With technically-minded criminals now presented with more avenues than ever before to attack a digitally immersed public, the Citizens Advice Bureau (CAB) and Trading Standards Institute has embarked on its annual Scams Awareness Month for May 2013.

According to the CAB, more than three million people in the UK fall victims to scams every year, costing us an eye watering collective average of £3.5 billion per annum.

It is estimated that nearly half of us (48 per cent) have now been targeted by a scam, so the top five text hustles compiled by security firm Cloudmark will no doubt be familiar to many.

The company collected data from its filtering services throughout April to determine which SMS scams were most prominent right now. While most of us will sniff out and instinctively ignore spammy test messages, not everyone in our family and friendship circles will be aware of the threats. And with fraudsters becoming increasingly creative, Cloudmark’s top five could make essential reading for you and those you know.

The Big Five

1. Payday loan scams (31 per cent of SMS spam in April 2013) – Offers victims access to short-term loans with no fuss or background checks. It goes on to collect personal details including bank account information, and then asks for an application fee.

2. PPI compensation scams (30 per cent of SMS spam) – Requests personal details for a no win, no fee opportunity to claim PPI compensation. Personal data is sold on through a ‘ping-tree’ and will lead to a request for a processing fee, and a percentage of the refund if the victim is in fact eligible.

3. Pension liberation scams (15 per cent of SMS spam) – Pension liberation also known as 'pension loans', is a transfer of a scheme member’s pension savings to an arrangement that will allow them to access their funds before the age 55. In rare cases – such as terminal illness – it is possible to access funds before age 55 from a current pension scheme. For the majority, promises of early cash will be bogus and are likely to result in serious tax consequences.
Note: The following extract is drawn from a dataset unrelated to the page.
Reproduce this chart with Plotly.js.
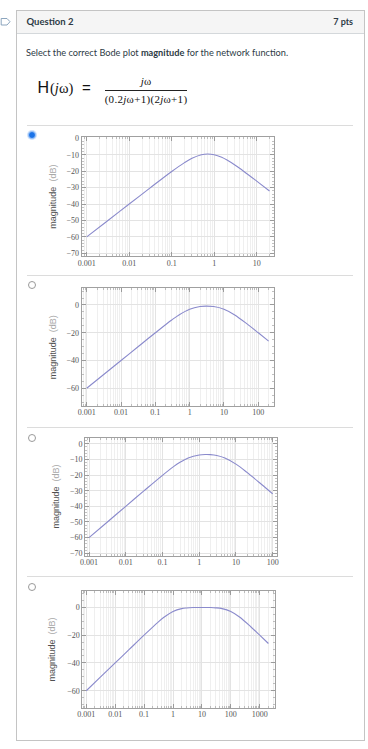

4. Debt relief scams (11 per cent of SMS spam) – Offers to wipe out 70 per cent of debts. Victims are promised that pre-2006 debts will all be wiped clean as the "Government are wiping out all debt to encourage people to spend again". Victims are told to add £850.00 fee to one of their cards which will then be wiped clean, therefore costing nothing. Nothing happens and calls go unanswered or lots of excuses, like "it’s being dealt with", in the meantime they have your money.

5. Betting tips scams (3 per cent of SMS spam) - Invitation to call a premium rate number to get a betting tip. Better than most scams in that there is a chance that the horse in the tip will actually win the race if all the others fall over.